◆ **Exercise aim**
Identify every line containing the word "that" and reproduce each one.

(Charts and diagrams as code)
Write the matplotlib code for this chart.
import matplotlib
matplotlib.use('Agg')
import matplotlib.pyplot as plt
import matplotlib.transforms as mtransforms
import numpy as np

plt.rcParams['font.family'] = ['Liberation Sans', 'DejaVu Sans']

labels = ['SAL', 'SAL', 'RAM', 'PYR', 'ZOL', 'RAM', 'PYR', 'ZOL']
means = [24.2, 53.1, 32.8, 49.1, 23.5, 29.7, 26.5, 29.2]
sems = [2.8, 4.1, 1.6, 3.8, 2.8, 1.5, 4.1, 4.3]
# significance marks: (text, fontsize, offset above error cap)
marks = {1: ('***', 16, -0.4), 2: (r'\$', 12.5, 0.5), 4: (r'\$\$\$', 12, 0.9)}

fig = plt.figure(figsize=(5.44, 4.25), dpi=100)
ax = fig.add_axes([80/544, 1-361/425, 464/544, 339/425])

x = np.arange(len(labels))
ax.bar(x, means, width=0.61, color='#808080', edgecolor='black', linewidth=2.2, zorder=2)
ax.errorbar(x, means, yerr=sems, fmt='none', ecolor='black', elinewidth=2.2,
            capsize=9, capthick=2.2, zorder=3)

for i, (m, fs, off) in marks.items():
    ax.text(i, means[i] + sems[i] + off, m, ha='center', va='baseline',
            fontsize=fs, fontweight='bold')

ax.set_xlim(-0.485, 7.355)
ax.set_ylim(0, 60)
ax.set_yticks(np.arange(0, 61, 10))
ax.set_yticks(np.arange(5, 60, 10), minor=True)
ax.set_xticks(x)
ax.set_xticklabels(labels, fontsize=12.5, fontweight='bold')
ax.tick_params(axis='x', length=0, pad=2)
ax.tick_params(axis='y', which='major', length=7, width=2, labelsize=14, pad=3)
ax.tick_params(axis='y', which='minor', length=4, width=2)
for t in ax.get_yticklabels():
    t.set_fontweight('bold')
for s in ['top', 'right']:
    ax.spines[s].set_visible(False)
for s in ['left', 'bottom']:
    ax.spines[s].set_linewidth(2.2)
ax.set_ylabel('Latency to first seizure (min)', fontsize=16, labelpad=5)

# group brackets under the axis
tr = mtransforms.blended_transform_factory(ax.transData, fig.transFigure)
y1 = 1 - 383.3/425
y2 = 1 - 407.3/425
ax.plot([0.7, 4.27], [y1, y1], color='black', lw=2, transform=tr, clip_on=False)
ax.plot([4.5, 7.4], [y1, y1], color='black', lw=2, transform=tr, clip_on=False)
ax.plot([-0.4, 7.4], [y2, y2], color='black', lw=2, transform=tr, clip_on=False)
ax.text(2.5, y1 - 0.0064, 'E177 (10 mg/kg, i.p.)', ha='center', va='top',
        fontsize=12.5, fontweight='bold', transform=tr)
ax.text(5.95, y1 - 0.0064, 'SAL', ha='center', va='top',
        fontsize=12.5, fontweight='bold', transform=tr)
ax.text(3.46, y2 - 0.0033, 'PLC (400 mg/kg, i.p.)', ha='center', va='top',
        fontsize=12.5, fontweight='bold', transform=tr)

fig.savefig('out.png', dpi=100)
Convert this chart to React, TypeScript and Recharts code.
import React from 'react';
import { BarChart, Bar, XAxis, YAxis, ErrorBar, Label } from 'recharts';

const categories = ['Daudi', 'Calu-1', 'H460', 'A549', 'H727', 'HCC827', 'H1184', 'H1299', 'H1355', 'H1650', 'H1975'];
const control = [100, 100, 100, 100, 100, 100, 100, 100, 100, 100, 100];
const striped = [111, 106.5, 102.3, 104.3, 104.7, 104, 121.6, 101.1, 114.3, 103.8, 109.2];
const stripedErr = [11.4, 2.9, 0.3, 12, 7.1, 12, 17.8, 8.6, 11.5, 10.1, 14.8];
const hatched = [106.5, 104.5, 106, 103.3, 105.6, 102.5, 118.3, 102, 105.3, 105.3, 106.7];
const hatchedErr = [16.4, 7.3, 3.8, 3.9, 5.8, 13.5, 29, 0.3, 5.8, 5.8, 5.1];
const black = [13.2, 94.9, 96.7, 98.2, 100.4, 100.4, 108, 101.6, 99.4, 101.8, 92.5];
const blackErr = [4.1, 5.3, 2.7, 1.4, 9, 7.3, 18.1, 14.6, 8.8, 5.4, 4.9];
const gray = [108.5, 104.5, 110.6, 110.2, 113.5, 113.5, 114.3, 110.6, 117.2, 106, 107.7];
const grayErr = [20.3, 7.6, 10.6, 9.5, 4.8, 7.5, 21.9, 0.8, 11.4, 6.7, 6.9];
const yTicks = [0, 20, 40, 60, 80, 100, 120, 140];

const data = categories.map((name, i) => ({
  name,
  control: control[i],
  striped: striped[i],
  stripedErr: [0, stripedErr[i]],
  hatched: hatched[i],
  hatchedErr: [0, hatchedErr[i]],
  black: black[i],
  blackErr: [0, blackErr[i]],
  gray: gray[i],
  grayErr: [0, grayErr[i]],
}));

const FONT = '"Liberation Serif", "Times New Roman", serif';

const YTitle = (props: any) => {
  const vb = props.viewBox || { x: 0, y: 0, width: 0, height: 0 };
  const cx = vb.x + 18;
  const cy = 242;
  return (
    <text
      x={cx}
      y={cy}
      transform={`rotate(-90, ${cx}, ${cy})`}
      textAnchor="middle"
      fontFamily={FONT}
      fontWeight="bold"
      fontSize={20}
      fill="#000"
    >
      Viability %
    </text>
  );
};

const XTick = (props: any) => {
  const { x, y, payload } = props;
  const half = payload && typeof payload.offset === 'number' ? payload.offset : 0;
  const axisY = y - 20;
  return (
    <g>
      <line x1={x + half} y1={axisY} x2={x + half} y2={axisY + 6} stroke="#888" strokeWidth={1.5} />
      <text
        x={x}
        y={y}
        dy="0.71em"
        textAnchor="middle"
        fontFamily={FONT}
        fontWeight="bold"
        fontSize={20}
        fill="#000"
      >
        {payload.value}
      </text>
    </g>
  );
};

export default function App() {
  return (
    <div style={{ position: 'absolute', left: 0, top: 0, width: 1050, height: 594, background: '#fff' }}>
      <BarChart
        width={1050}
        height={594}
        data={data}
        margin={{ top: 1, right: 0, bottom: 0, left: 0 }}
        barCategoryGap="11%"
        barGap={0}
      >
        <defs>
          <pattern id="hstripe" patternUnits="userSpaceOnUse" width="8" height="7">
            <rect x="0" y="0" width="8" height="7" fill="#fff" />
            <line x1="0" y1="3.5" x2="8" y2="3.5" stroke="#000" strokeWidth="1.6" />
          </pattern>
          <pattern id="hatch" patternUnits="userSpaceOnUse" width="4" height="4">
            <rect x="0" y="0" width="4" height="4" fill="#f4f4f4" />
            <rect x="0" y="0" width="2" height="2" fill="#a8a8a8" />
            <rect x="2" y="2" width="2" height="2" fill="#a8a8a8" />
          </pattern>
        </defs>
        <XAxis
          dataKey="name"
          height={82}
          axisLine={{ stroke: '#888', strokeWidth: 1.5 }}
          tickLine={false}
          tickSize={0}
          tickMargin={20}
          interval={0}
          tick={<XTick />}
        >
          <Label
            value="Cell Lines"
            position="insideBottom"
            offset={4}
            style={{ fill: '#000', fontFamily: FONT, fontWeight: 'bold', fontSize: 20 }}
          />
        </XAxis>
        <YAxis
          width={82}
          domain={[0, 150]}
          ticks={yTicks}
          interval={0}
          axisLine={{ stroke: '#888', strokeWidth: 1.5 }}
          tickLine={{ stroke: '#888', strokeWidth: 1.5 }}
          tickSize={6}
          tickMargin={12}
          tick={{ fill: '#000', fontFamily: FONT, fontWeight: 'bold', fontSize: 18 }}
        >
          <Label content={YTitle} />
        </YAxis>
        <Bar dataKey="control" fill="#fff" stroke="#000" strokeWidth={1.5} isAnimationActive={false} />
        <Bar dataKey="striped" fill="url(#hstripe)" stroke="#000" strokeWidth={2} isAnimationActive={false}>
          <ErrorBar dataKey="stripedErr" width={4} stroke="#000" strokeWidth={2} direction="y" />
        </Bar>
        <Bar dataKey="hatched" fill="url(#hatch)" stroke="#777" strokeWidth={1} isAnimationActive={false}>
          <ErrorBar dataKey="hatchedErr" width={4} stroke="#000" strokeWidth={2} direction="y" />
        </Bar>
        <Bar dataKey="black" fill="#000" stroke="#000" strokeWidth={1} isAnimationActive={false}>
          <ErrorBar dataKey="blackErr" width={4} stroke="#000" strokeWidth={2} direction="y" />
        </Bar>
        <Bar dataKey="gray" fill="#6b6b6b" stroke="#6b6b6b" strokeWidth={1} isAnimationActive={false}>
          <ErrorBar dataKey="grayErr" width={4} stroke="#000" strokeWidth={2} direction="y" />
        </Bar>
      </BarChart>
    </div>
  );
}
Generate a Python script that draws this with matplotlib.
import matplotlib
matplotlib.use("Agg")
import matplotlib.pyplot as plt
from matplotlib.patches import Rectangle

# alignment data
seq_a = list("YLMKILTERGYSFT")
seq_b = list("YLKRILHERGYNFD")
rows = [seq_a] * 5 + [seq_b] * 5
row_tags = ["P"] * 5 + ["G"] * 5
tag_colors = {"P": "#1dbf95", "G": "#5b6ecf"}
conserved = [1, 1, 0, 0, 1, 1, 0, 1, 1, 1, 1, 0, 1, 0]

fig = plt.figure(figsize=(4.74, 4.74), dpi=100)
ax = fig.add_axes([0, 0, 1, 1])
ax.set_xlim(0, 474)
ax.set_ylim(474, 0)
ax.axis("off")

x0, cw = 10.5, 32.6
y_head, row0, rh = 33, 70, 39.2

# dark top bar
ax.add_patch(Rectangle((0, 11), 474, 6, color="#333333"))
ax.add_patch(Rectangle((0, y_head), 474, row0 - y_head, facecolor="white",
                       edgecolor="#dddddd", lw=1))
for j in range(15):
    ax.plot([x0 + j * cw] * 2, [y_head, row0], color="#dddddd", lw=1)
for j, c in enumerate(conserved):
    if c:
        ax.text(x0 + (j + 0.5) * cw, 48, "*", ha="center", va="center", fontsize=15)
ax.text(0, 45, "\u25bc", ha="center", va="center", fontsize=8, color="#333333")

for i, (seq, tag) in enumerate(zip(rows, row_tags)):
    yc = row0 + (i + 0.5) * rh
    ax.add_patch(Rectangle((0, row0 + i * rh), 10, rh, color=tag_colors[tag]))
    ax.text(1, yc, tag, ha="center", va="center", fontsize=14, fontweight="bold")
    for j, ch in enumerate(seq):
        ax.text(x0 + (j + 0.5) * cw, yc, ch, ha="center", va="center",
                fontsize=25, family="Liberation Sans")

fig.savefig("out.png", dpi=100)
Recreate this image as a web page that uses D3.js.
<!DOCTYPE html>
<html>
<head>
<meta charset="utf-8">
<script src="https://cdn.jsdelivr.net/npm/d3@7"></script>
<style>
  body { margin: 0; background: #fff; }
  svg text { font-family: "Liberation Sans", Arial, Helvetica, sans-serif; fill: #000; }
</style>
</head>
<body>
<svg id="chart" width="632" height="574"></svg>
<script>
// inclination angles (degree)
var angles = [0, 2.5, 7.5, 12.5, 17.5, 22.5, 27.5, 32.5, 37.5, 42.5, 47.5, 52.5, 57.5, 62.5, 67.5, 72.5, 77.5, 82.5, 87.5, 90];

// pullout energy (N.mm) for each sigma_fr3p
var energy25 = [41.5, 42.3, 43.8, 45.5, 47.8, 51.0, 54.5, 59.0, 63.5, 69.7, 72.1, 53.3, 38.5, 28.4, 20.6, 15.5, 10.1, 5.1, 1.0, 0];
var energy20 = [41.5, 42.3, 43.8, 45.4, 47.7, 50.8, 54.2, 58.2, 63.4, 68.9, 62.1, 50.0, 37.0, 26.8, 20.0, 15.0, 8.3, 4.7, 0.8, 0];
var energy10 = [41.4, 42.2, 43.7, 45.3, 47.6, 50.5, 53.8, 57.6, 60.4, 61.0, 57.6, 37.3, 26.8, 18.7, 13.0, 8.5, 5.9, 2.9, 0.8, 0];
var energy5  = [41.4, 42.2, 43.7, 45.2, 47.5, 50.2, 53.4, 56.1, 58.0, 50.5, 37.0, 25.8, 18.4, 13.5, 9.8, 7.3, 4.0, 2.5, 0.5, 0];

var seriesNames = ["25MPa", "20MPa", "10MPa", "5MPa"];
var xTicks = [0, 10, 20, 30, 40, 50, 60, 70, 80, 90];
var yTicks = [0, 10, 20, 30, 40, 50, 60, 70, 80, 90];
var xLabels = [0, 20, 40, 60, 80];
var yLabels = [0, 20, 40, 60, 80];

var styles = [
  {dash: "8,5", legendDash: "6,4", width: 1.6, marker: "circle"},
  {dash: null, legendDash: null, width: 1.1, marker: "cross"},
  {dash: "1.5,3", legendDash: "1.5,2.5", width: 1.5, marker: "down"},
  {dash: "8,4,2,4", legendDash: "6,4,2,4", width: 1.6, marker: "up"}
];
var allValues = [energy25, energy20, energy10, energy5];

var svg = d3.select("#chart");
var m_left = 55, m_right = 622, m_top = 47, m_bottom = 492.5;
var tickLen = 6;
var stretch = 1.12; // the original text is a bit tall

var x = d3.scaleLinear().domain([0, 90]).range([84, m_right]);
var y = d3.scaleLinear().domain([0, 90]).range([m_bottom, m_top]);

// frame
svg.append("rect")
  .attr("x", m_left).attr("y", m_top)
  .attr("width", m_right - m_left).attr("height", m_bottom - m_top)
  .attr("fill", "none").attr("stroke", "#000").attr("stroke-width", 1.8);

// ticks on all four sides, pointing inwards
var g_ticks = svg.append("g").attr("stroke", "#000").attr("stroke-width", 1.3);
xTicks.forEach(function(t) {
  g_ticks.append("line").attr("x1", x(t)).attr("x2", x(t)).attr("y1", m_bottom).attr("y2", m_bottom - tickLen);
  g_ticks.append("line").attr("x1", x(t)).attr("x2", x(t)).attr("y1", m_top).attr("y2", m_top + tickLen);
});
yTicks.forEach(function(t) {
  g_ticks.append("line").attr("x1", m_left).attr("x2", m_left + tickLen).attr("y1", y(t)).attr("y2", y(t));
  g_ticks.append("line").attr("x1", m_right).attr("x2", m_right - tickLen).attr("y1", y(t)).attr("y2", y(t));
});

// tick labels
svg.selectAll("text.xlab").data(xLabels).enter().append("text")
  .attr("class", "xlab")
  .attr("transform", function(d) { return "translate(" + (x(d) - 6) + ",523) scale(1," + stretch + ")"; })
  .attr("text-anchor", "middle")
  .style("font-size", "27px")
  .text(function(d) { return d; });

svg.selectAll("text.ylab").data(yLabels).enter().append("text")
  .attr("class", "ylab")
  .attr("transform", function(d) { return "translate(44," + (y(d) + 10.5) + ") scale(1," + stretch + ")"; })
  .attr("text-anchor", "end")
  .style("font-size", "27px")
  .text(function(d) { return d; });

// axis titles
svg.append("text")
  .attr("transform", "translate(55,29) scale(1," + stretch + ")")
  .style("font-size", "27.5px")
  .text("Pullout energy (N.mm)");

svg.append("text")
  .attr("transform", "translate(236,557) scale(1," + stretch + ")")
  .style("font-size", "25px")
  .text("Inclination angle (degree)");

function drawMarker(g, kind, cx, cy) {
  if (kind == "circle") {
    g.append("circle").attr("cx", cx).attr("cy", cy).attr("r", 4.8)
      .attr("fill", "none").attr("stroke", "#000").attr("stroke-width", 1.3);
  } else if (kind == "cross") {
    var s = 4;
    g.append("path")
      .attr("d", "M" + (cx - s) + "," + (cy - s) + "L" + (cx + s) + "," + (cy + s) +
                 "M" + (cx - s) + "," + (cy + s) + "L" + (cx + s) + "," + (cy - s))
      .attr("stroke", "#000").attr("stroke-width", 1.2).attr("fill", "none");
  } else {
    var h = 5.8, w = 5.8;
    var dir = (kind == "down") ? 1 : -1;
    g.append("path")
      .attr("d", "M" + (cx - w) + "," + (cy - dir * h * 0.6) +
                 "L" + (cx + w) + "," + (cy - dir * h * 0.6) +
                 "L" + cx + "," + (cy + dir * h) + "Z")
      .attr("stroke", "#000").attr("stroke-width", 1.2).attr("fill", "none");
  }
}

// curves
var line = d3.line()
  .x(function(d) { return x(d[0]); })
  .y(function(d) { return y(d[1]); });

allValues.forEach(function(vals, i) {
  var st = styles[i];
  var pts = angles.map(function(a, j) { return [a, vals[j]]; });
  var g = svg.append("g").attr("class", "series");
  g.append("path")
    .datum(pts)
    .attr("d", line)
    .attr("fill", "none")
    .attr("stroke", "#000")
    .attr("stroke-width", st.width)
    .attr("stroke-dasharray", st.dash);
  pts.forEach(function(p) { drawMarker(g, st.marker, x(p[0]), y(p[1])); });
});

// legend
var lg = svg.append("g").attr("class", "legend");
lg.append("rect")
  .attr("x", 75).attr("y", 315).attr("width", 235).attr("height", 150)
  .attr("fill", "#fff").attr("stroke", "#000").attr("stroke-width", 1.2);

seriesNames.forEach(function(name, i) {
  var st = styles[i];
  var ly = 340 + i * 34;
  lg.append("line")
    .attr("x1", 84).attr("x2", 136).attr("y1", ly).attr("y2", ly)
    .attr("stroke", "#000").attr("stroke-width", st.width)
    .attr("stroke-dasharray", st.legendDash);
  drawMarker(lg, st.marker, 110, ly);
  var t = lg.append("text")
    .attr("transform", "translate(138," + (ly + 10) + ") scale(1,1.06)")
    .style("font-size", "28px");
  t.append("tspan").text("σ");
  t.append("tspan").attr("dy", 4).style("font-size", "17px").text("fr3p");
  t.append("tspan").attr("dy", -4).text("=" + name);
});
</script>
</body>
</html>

◆ **Exercise answer**
Generate a Python script that draws this with matplotlib.
Recreate this image as a web page that uses D3.js.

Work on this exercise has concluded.